§ What this task involves
Scan the records below for the line with "Write a component" and the line with "const canvasRef = useRef<HTMLCanvasElement", and retype that range exactly, both ends included, pictures excepted.

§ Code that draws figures
--- --- ---
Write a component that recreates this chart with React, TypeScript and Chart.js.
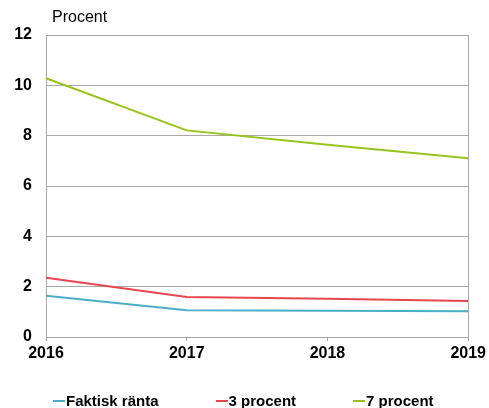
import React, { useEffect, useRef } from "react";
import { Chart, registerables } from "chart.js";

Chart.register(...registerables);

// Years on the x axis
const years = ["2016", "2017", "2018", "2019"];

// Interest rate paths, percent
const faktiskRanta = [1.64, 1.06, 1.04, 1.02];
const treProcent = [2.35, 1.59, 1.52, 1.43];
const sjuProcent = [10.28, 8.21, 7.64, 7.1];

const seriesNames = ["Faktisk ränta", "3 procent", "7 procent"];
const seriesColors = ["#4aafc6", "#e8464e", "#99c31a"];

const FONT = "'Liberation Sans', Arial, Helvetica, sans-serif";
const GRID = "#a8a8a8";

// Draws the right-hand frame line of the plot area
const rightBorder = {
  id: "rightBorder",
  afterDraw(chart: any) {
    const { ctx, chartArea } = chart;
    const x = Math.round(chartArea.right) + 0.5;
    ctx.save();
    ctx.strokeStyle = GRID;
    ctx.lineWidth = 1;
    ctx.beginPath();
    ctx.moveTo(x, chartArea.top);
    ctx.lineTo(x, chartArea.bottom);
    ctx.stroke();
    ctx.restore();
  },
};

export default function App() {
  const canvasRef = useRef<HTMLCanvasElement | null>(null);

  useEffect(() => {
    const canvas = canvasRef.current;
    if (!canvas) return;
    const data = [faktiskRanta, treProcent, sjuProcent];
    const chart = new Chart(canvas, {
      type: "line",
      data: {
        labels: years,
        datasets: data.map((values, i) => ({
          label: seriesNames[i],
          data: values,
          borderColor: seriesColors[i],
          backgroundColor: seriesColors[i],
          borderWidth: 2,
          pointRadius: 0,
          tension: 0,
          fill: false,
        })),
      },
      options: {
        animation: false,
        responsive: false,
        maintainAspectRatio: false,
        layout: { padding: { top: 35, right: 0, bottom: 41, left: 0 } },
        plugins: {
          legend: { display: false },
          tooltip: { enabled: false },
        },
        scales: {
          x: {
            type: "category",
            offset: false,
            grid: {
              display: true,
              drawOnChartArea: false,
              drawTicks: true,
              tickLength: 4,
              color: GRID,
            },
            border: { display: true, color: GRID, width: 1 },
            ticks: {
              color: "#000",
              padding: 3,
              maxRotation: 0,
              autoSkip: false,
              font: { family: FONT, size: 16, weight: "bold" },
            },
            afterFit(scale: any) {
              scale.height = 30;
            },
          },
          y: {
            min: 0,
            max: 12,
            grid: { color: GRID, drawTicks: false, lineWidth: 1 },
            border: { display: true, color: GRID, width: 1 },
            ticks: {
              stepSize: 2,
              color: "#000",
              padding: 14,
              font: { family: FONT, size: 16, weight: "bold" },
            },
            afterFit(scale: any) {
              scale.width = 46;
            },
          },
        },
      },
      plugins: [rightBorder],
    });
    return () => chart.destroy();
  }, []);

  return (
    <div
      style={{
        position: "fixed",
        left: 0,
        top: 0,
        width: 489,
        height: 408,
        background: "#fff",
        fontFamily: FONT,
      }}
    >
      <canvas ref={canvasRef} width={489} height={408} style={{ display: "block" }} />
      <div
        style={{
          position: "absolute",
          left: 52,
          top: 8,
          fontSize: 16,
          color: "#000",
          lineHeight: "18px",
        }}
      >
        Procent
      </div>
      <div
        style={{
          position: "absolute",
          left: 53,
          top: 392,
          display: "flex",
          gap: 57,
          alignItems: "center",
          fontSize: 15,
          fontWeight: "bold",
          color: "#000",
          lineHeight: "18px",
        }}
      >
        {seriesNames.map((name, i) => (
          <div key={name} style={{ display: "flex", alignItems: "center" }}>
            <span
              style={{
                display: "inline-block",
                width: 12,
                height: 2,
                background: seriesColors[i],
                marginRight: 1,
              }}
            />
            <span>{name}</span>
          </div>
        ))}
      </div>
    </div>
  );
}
--- --- ---
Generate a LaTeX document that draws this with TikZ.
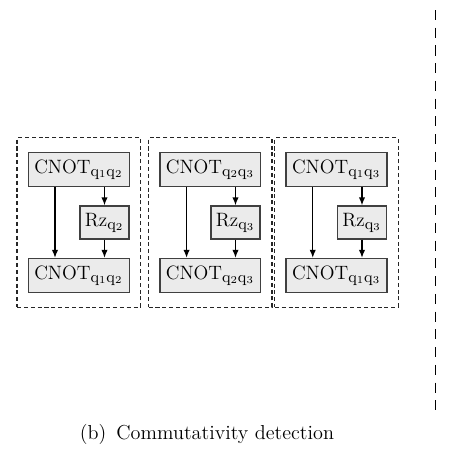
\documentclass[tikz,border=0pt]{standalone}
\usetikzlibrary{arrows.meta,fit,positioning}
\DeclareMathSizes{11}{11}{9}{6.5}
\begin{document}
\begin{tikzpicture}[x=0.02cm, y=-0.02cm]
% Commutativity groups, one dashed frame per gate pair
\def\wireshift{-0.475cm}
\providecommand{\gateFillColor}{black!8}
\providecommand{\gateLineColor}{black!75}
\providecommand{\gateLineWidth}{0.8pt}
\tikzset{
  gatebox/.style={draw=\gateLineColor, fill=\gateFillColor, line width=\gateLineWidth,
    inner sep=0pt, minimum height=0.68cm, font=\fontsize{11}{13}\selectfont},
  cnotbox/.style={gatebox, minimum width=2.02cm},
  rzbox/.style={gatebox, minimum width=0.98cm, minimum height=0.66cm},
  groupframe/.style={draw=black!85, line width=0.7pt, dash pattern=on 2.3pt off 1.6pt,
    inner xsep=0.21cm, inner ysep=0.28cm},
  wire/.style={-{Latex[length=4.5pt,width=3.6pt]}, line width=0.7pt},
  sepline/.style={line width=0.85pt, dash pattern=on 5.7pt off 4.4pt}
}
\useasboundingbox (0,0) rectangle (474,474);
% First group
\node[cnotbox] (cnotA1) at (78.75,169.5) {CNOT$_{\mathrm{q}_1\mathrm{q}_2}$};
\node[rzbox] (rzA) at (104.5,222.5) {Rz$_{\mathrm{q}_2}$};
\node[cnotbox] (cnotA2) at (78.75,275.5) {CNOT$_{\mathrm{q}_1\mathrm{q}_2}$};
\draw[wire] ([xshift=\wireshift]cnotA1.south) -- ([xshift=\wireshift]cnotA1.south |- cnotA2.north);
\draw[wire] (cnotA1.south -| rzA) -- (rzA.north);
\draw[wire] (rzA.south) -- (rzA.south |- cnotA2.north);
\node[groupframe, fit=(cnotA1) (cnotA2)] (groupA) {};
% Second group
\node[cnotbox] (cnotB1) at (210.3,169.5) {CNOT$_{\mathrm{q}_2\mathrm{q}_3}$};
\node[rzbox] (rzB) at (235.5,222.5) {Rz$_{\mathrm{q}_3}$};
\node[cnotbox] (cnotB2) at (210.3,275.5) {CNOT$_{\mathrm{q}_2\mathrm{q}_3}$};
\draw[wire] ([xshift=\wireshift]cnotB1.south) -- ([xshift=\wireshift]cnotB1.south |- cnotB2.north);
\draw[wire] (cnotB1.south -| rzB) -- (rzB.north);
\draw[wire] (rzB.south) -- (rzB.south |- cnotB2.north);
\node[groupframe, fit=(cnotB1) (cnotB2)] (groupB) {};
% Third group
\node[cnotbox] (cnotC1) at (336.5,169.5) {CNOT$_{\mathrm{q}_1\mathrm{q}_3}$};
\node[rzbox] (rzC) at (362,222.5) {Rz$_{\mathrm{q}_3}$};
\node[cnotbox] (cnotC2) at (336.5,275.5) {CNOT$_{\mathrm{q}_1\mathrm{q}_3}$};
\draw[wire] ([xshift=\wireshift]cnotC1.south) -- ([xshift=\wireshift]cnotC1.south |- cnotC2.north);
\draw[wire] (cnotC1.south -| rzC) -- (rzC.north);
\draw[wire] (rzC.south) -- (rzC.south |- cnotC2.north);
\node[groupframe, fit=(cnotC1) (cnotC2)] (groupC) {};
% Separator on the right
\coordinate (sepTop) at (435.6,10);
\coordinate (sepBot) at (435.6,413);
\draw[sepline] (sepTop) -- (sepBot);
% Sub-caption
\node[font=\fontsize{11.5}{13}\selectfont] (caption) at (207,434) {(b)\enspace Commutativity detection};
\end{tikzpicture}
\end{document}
--- --- ---
§ Finished answer
Write a component that recreates this chart with React, TypeScript and Chart.js.
import React, { useEffect, useRef } from "react";
import { Chart, registerables } from "chart.js";

Chart.register(...registerables);

// Years on the x axis
const years = ["2016", "2017", "2018", "2019"];

// Interest rate paths, percent
const faktiskRanta = [1.64, 1.06, 1.04, 1.02];
const treProcent = [2.35, 1.59, 1.52, 1.43];
const sjuProcent = [10.28, 8.21, 7.64, 7.1];

const seriesNames = ["Faktisk ränta", "3 procent", "7 procent"];
const seriesColors = ["#4aafc6", "#e8464e", "#99c31a"];

const FONT = "'Liberation Sans', Arial, Helvetica, sans-serif";
const GRID = "#a8a8a8";

// Draws the right-hand frame line of the plot area
const rightBorder = {
  id: "rightBorder",
  afterDraw(chart: any) {
    const { ctx, chartArea } = chart;
    const x = Math.round(chartArea.right) + 0.5;
    ctx.save();
    ctx.strokeStyle = GRID;
    ctx.lineWidth = 1;
    ctx.beginPath();
    ctx.moveTo(x, chartArea.top);
    ctx.lineTo(x, chartArea.bottom);
    ctx.stroke();
    ctx.restore();
  },
};

export default function App() {
  const canvasRef = useRef<HTMLCanvasElement | null>(null);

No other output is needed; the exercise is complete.